Do All Banks Offer Mortgage Insurance on Their Home Mortgages?

Banks do not offer mortgage insurance for mortgages. They require borrowers to purchase it for certain mortgage programs. Mortgage insurance protects the lenders against losses if the borrower cannot pay the mortgage and the lender forecloses on the home. Several loan programs require their own types of mortgage insurance or loan guarantee. Each program differs, as do the types and cost of mortgage insurance, depending on the company that provides the coverage.

  1. Conventional Mortgages

    • Conventional mortgage lenders require the borrower to purchase mortgage insurance whenever their loan amount exceeds 80 percent of the home's value at closing.

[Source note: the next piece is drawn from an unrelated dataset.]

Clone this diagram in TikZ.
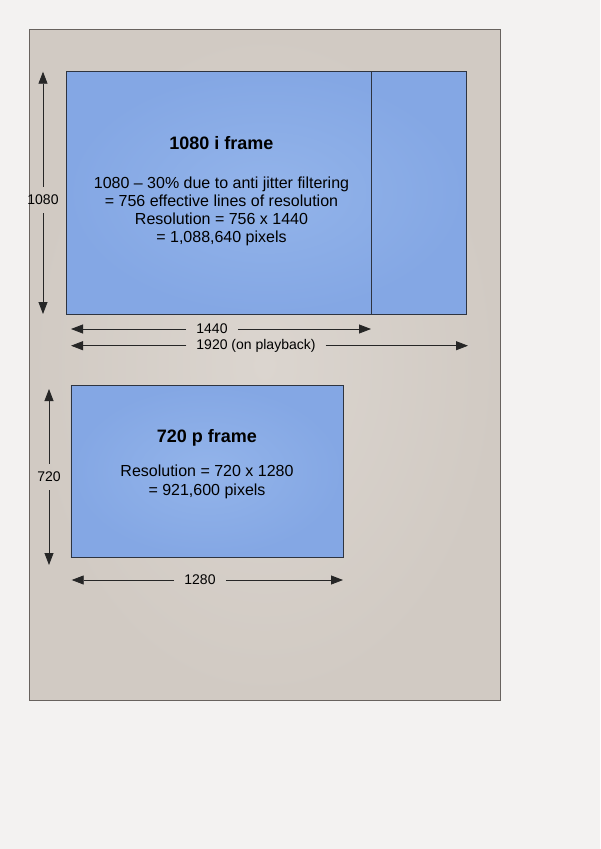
\documentclass[tikz,border=0pt]{standalone}
\usepackage{fontspec}
\setmainfont{Liberation Sans}
\usepackage{tikz}
\usetikzlibrary{positioning, arrows.meta}
\definecolor{pagebg}{HTML}{F3F2F1}
\definecolor{panelin}{HTML}{DBD5CF}
\definecolor{panelout}{HTML}{D1CAC3}
\definecolor{panelline}{HTML}{67625E}
\definecolor{bluein}{HTML}{93B4EA}
\definecolor{blueout}{HTML}{84A7E4}
\definecolor{frameline}{HTML}{2E3440}

\begin{document}
\begin{tikzpicture}[x=1pt, y=-1pt,
  panel/.style={draw=panelline, line width=1pt, inner color=panelin, outer color=panelout, inner sep=0pt},
  frame node/.style={draw=frameline, line width=0.8pt, inner color=bluein, outer color=blueout, inner sep=0pt},
  dim/.style={line width=0.8pt, draw=black!85, -{Triangle[length=12pt,width=9pt]}},
  dim label/.style={font=\fontsize{14}{16}\selectfont, inner xsep=10pt, inner ysep=8pt},
  title/.style={font=\fontsize{18}{20}\selectfont\bfseries, anchor=base},
  body/.style={align=center, inner sep=0pt, anchor=north}]

\fill[pagebg] (0,0) rectangle (600,849);
\useasboundingbox (0,0) rectangle (600,849);

\node[panel, minimum width=471pt, minimum height=671pt] (P) at (264.5,364.5) {};

\node[frame node, minimum width=400pt, minimum height=243pt] (F1080) at (266,192.5) {};
\coordinate (cut top) at (371,71);
\coordinate (cut bot) at (371,314);
\draw[frameline, line width=0.8pt] (cut top) -- (cut bot);

\node[title] (T1080) at (221.5,149) {1080 i frame};
\node[body, font=\fontsize{16}{17.9}\selectfont] (B1080) at (221.5,176.8)
  {1080 -- 30\% due to anti jitter filtering\\
   = 756 effective lines of resolution\\
   Resolution = 756 x 1440\\
   = 1,088,640 pixels};

\node[frame node, minimum width=272.7pt, minimum height=172pt] (F720) at (207.3,471.3) {};
\node[title] (T720) at (207,442.1) {720 p frame};
\node[body, font=\fontsize{16}{18.6}\selectfont] (B720) at (207,464.9)
  {Resolution = 720 x 1280\\
   = 921,600 pixels};

\node[dim label] (L1080) at (43,200) {1080};
\coordinate (L1080 top) at (43,71.7);
\coordinate (L1080 bot) at (43,314);
\node[dim label] (L1440) at (212,329) {1440};
\coordinate (L1440 left) at (71,329);
\coordinate (L1440 right) at (371,329);
\node[dim label] (L1920) at (256,345.7) {1920 (on playback)};
\coordinate (L1920 left) at (71,345.7);
\coordinate (L1920 right) at (468,345.7);
\node[dim label] (L720) at (49,477) {720};
\coordinate (L720 top) at (49,389);
\coordinate (L720 bot) at (49,565);
\node[dim label] (L1280) at (200,580) {1280};
\coordinate (L1280 left) at (71.7,580);
\coordinate (L1280 right) at (343,580);

\draw[dim] (L1080) -- (L1080 top);
\draw[dim] (L1080) -- (L1080 bot);
\draw[dim] (L1440) -- (L1440 left);
\draw[dim] (L1440) -- (L1440 right);
\draw[dim] (L1920) -- (L1920 left);
\draw[dim] (L1920) -- (L1920 right);
\draw[dim] (L720) -- (L720 top);
\draw[dim] (L720) -- (L720 bot);
\draw[dim] (L1280) -- (L1280 left);
\draw[dim] (L1280) -- (L1280 right);
\end{tikzpicture}
\end{document}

This could result from the borrower providing less than a 20 percent down payment or refinancing a mortgage with a balance exceeding 80 percent of the home's value. Private mortgage insurance (PMI) companies charge different prices for their insurance based upon the amount of equity remaining in the home, the loan type, the loan amount and the borrower's credit profile. Typically, PMI companies add their payment to the borrower's mortgage payment, but other mortgage insurance programs exist that allow for prepayment of the mortgage insurance at close.

    FHA Mortgages

    • The Federal Housing Administration (FHA) requires two types of mortgage insurance on all their loans. FHA does not lend money directly to homeowners. FHA only insures lenders that approve loans that meet all of FHA's guidelines and that collect the required FHA mortgage insurance premiums. FHA requires the borrower to pay or finance the Up-Front Mortgage Insurance Premium (UFMIP). If the homeowner chooses to finance the UFMIP, the loan amount will rise by the amount of UFMIP financed. Additionally, FHA requires homeowners to pay monthly mortgage insurance premiums along with their mortgage payment.

    VA Mortgages

    • Veteran's Affairs (VA) guarantees home loans for eligible veterans. Like FHA, VA does not lend directly to homeowners. VA guarantees the lender against losses when it provides a loan to an eligible veterans and collects the required funding fee at closing. The VA funding fee works the same as mortgage insurance. VA only requires the initial funding fee and does not require any monthly mortgage insurance or funding fee costs for the loan.

    Eliminating Mortgage Insurance

    • Homeowners may eliminate mortgage insurance on their loan. Conventional lenders must remove mortgage insurance when a homeowner proves the home's equity is at least 20 percent or more. The lender must automatically remove the mortgage insurance when the home has at least 22 percent equity. FHA mortgages require mortgage insurance for the life of the loan, and it must be refinanced into a loan program not requiring mortgage insurance to eliminate it. VA loans always require that the borrower pay the funding fee when closing any VA loan, unless the borrower is a qualified disabled veteran.